Love, when it’s real, lowers your shoulders. Your breath deepens. You stop performing. You don’t have to audition for belonging.

 Being unloved for too long teaches you bad habits. You stop asking. You stop expecting. You start calling crumbs a meal.
Love should not make you beg. Love should not keep score. Love should not leave you guessing where you stand.

 It’s consistency. It’s knowing that if the world turns cold, there’s a place where you are already chosen.

There’s something beautifully old-fashioned about real love. It shows up. It keeps its word. It doesn’t vanish when things get inconvenient. Our ancestors knew this—love was proven in actions, not declarations. And maybe we’d be wiser to remember that.
Here’s my strong opinion, offered gently but firmly:
If you constantly feel anxious, unseen or emotionally hungry, something is off.

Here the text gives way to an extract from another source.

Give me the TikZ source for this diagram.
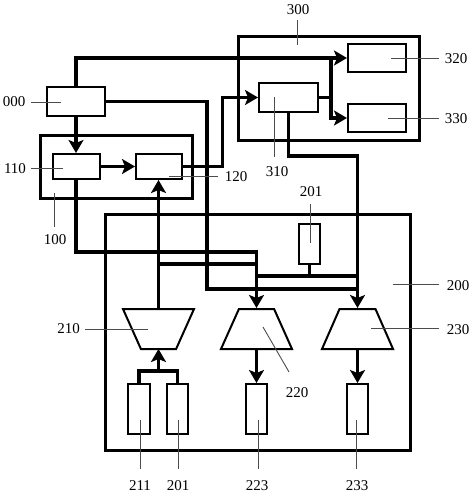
\documentclass[tikz,border=0pt]{standalone}
\usepackage{fontspec}
\setmainfont{Liberation Serif}
\usetikzlibrary{arrows.meta,shapes.geometric}
\begin{document}
\begin{tikzpicture}[x=1pt,y=-1pt,
  box/.style={draw,line width=2pt,rectangle,inner sep=0pt},
  grp/.style={draw,line width=2.6pt,rectangle,inner sep=0pt},
  trap/.style={draw,line width=2pt,trapezium,trapezium stretches=true,inner sep=1pt,minimum width=71pt,minimum height=40pt},
  conn/.style={line width=3.5pt},
  arr/.style={conn,-{Stealth[length=13pt,width=15pt,inset=3pt]}},
  lead/.style={line width=0.9pt,draw=black!70},
  lab/.style={font=\fontsize{15}{17}\selectfont,inner sep=0pt}]
\useasboundingbox (0,0) rectangle (474,494);
% groups
\node[grp,minimum width=152pt,minimum height=63pt] (g100) at (116.5,167) {};
\node[grp,minimum width=181pt,minimum height=104pt] (g300) at (329,88.5) {};
\node[grp,minimum width=305pt,minimum height=236pt] (g200) at (258,332.5) {};
% boxes
\node[box,minimum width=58pt,minimum height=29pt] (b000) at (76,101.5) {};
\node[box,minimum width=47pt,minimum height=25pt] (b110) at (76,166.5) {};
\node[box,minimum width=46pt,minimum height=25pt] (b120) at (159,166.5) {};
\node[box,minimum width=59pt,minimum height=29pt] (b310) at (288.5,97.5) {};
\node[box,minimum width=58pt,minimum height=28pt] (b320) at (377,58) {};
\node[box,minimum width=58pt,minimum height=28pt] (b330) at (377,118) {};
\node[box,minimum width=21pt,minimum height=40pt] (b201t) at (309.5,244) {};
\node[box,minimum width=22pt,minimum height=50pt] (b211) at (139,409) {};
\node[box,minimum width=21pt,minimum height=50pt] (b201b) at (177.5,409) {};
\node[box,minimum width=21pt,minimum height=50pt] (b223) at (256.5,409) {};
\node[box,minimum width=21pt,minimum height=50pt] (b233) at (357.5,409) {};
% trapezia
\node[trap,trapezium left angle=63,trapezium right angle=63,shape border rotate=180] (t210) at (158.5,329) {};
\node[trap,trapezium left angle=63,trapezium right angle=63] (t220) at (256.5,329) {};
\node[trap,trapezium left angle=64,trapezium right angle=64] (t230) at (357.5,329) {};
\coordinate (t210top) at ([yshift=20pt]t210.center);
\coordinate (t210bot) at ([yshift=-20pt]t210.center);
% junction coordinates
\coordinate (jx) at (331,58);
\coordinate (k222) at (222.5,0);
\coordinate (k207) at (207,289);
\coordinate (c289) at (357.5,289);
\coordinate (c156) at (357.5,156);
\coordinate (c252) at (256.5,252);
\coordinate (c264) at (256.5,264);
\coordinate (c276a) at (256.5,276);
\coordinate (c276b) at (357.5,276);
\coordinate (fk) at (158.5,371);
% connectors
\draw[arr] (b000.north) |- (b320.west);
\draw[arr] (jx) |- (b330.west);
\draw[conn] (b310.east) -- (b310.east -| jx);
\draw[arr] (b000.south) -- (b110.north);
\draw[arr] (b110.east) -- (b120.west);
\draw[arr] (b120.east) -- (b120.east -| k222) |- (b310.west);
\draw[conn] (b000.east) -| (k207) -- (c289);
\draw[arr] (b310.south) |- (c156) -- (t230.north);
\draw[arr] (b110.south) |- (c252) -- (t220.north);
\draw[arr] (t210top) -- (t210top |- b120.south);
\draw[conn] (t210top |- c264) -- (c264);
\draw[conn] (b201t.south) -- (b201t.south |- c276a);
\draw[conn] (c276a) -- (c276b);
\draw[conn] (b211.north) |- (fk) -| (b201b.north);
\draw[arr] (fk) -- (t210bot);
\draw[arr] (t220.south) -- (b223.north);
\draw[arr] (t230.south) -- (b233.north);
% labels
\node[lab] (L000) at (14,102) {000};
\node[lab] (L110) at (15,169) {110};
\node[lab] (L120) at (236,177) {120};
\node[lab] (L100) at (55,240) {100};
\node[lab] (L300) at (298,10) {300};
\node[lab] (L320) at (456,59) {320};
\node[lab] (L330) at (456,119) {330};
\node[lab] (L310) at (277,172) {310};
\node[lab] (L201t) at (311,192) {201};
\node[lab] (L200) at (458,286) {200};
\node[lab] (L230) at (458,330) {230};
\node[lab] (L210) at (68.5,329) {210};
\node[lab] (L220) at (297,393) {220};
\node[lab] (L211) at (140,486) {211};
\node[lab] (L201b) at (178,486) {201};
\node[lab] (L223) at (257,486) {223};
\node[lab] (L233) at (357,486) {233};
% leaders
\draw[lead] (31,102) -- (61,102);
\draw[lead] (31,168) -- (63,168);
\draw[lead] (169,176) -- (218,176);
\draw[lead] (54,193) -- (54,227);
\draw[lead] (297,20) -- (297,45);
\draw[lead] (391,58) -- (439,58);
\draw[lead] (388,118) -- (439,118);
\draw[lead] (274,97) -- (274,157);
\draw[lead] (310,204) -- (310,243);
\draw[lead] (393,284) -- (439,284);
\draw[lead] (371,328) -- (439,328);
\draw[lead] (85,329) -- (148,329);
\draw[lead] (263,327) -- (289,372);
\draw[lead] (140,420) -- (140,469);
\draw[lead] (178,420) -- (178,469);
\draw[lead] (258,420) -- (258,469);
\draw[lead] (356,420) -- (356,469);
\end{tikzpicture}
\end{document}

Love may not be loud, but it is felt. Deeply. Repeatedly.
You don’t need perfect love. None of us get that.
But you do need honest love. Steady love. The kind that feels like being held without hands.
And if you’re unloved right now—hear this clearly: it is not a verdict on your worth. It’s information. Information that you are meant for more, and maybe somewhere else, or with someone who knows how to love like it’s a responsibility, not a mood.
Love, the real kind, doesn’t rush.
It roots.
And when you finally feel it, you’ll know—not because it overwhelms you, but because it lets you rest.